JAY WOLFE USED CARS OF BLUE SPRINGS, LLC v. JACKSON

Court of Appeals of Missouri (2014)

Facts

Issue

Holding — Martin, J.

Rule

Reasoning

Deep Dive: How the Court Reached Its Decision

Court's Analysis of the Arbitration Agreement

The Missouri Court of Appeals began its reasoning by establishing that a valid arbitration agreement must exist between the parties for arbitration to be compelled. The court noted that the Jacksons had signed two distinct documents: the Cash Sale Agreement, which included an arbitration clause, and the Retail Installment Agreement, which did not. The Cash Sale Agreement identified the dealer as Jay Wolfe (no LLC), a separate legal entity from Jay Wolfe, LLC, the entity that sought to enforce the arbitration clause. The court emphasized that since Jay Wolfe, LLC was not a party to the Cash Sale Agreement, it could not invoke the arbitration clause contained therein. Furthermore, the court pointed out that the Retail Installment Agreement was the operative contract for the sale of the vehicle, and it did not include any arbitration provision. Thus, the court concluded that it could not treat the two agreements as a single entity due to the distinct legal identities involved.

Legal Distinctions and Contractual Rights

The court further examined the implications of the separate legal entities involved in the agreements. It held that because Jay Wolfe (no LLC) and Jay Wolfe, LLC were distinct, the rights and obligations under one entity's contract could not simply be transferred to another entity. The court cited Missouri law, which generally mandates that contracts bind only the parties named within them. This meant that Jay Wolfe, LLC could not claim rights under the Cash Sale Agreement solely because it operated the dealership or provided the vehicle's title. The court also rejected Jay Wolfe, LLC's argument that the agreements should be considered as one due to a supposed scrivener's error, emphasizing the need to adhere to the explicit terms of the agreements as they were presented. Therefore, the absence of Jay Wolfe, LLC as a party to the Cash Sale Agreement rendered the arbitration clause inapplicable to the dispute at hand.

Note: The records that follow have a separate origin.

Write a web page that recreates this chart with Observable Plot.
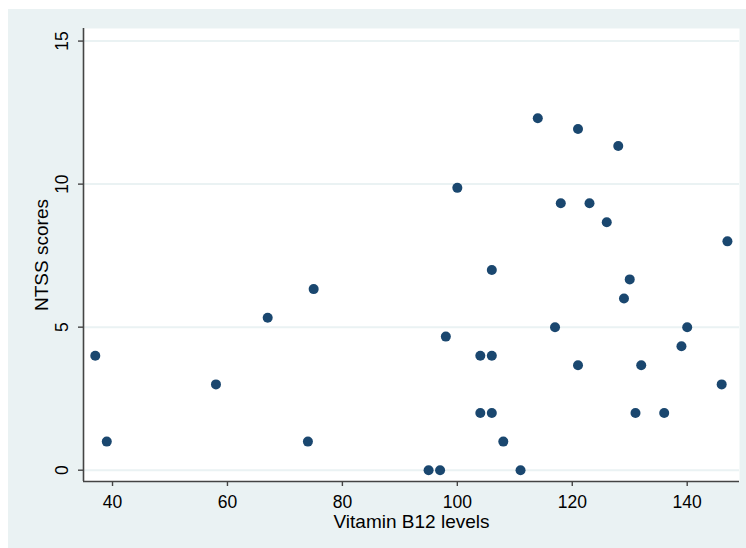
<!DOCTYPE html>
<html><head><meta charset="utf-8">
<script src="https://cdn.jsdelivr.net/npm/d3@7"></script>
<script src="https://cdn.jsdelivr.net/npm/@observablehq/plot@0.6"></script>
<style>
html,body{margin:0;padding:0;background:#fff;}
</style>
</head><body><div id="chart"></div>
<script>
const vitaminB12 = [37,39,58,67,75,74,95,97,98,100,104,106,104,106,106,108,111,114,117,118,121,121,123,126,128,129,130,131,132,136,139,140,146,147];
const ntssScores = [4,1,3,5.33,6.33,1,0,0,4.67,9.87,4,4,2,2,7,1,0,12.3,5,9.33,11.93,3.67,9.33,8.67,11.33,6,6.67,2,3.67,2,4.33,5,3,8];
const xTicks = [40,60,80,100,120,140];
const yTicks = [0,5,10,15];
const xLabel = "Vitamin B12 levels";
const yLabel = "NTSS scores";

const data = vitaminB12.map((x,i)=>({x, y: ntssScores[i]}));
const xDomain = [34.95, 149.1];
const yDomain = [-0.395, 15.44];
const axisColor = "#444";
const font = "'Liberation Sans', Arial, sans-serif";

const chart = Plot.plot({
  width: 746, height: 548,
  marginLeft: 83, marginRight: 7, marginTop: 28, marginBottom: 67,
  style: {fontFamily: font, fontSize: "18px", color: "#000", background: "linear-gradient(#eaf2f3,#eaf2f3) no-repeat 8px 9px / 738px 539px, #fff"},
  x: {domain: xDomain, ticks: xTicks},
  y: {domain: yDomain, ticks: yTicks},
  marks: [
    Plot.frame({fill: "#fff", stroke: null}),
    Plot.gridY(yTicks, {stroke: "#eaf2f3", strokeOpacity: 1, strokeWidth: 2}),
    Plot.axisX(xTicks, {tickSize: 5, tickPadding: 9, stroke: axisColor, strokeWidth: 1.4, label: null, fontSize: 17.5}),
    Plot.axisY(yTicks, {tickSize: 5, tickPadding: 11, tickRotate: -90, stroke: axisColor, strokeWidth: 1.4, label: null, fontSize: 17.5}),
    Plot.ruleY([yDomain[0]], {stroke: axisColor, strokeWidth: 1.6}),
    Plot.ruleX([xDomain[0]], {stroke: axisColor, strokeWidth: 1.6}),
    Plot.dot(data, {x: "x", y: "y", r: 5, fill: "#1a476f"}),
    Plot.text([xLabel], {frameAnchor: "bottom", text: d => d, textAnchor: "middle", lineAnchor: "bottom", dy: 46, fontSize: 19}),
    Plot.text([yLabel], {frameAnchor: "left", text: d => d, textAnchor: "middle", rotate: -90, lineAnchor: "bottom", dx: -36, fontSize: 19})
  ]
});
document.getElementById("chart").appendChild(chart);
</script>
</body></html>
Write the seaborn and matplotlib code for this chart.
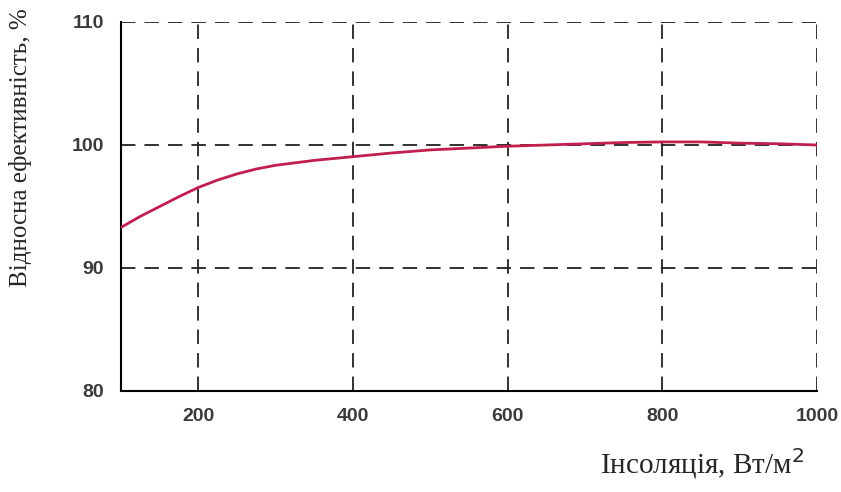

Reformation of the Cash Sale Agreement

The court addressed Jay Wolfe, LLC's argument that the Cash Sale Agreement should be reformed to reflect its intent as a party to the agreement. It highlighted that reformation is an extraordinary remedy, generally reserved for situations involving mutual mistakes or fraud, and not simply for unilateral errors. In this case, the record did not support the assertion of a mutual mistake, and any claim of administrative error was attributed to Jay Wolfe, LLC itself. The court stated that even if Jay Wolfe, LLC had formally requested reformation, the criteria for such a remedy had not been met. The findings indicated that the identification of Jay Wolfe (no LLC) as the dealer was intentional, and there was no evidence of bad faith or deception by the Jacksons that would warrant reformation of the agreement. Thus, this avenue for enforcing the arbitration clause was also found to be unviable.

Conclusion of the Court

Ultimately, the Missouri Court of Appeals affirmed the trial court's denial of the motion to compel arbitration. The court concluded that Jay Wolfe, LLC could not compel arbitration because there was no valid arbitration agreement between it and the Jacksons. The Cash Sale Agreement, which contained the arbitration clause, was not enforceable by Jay Wolfe, LLC since it was not a party to that agreement. Furthermore, the Retail Installment Agreement, which was the relevant contract for the vehicle sale, lacked any arbitration clause. The court's analysis underscored the importance of clear contractual relationships and the legal implications of distinct corporate identities in determining the enforceability of arbitration provisions.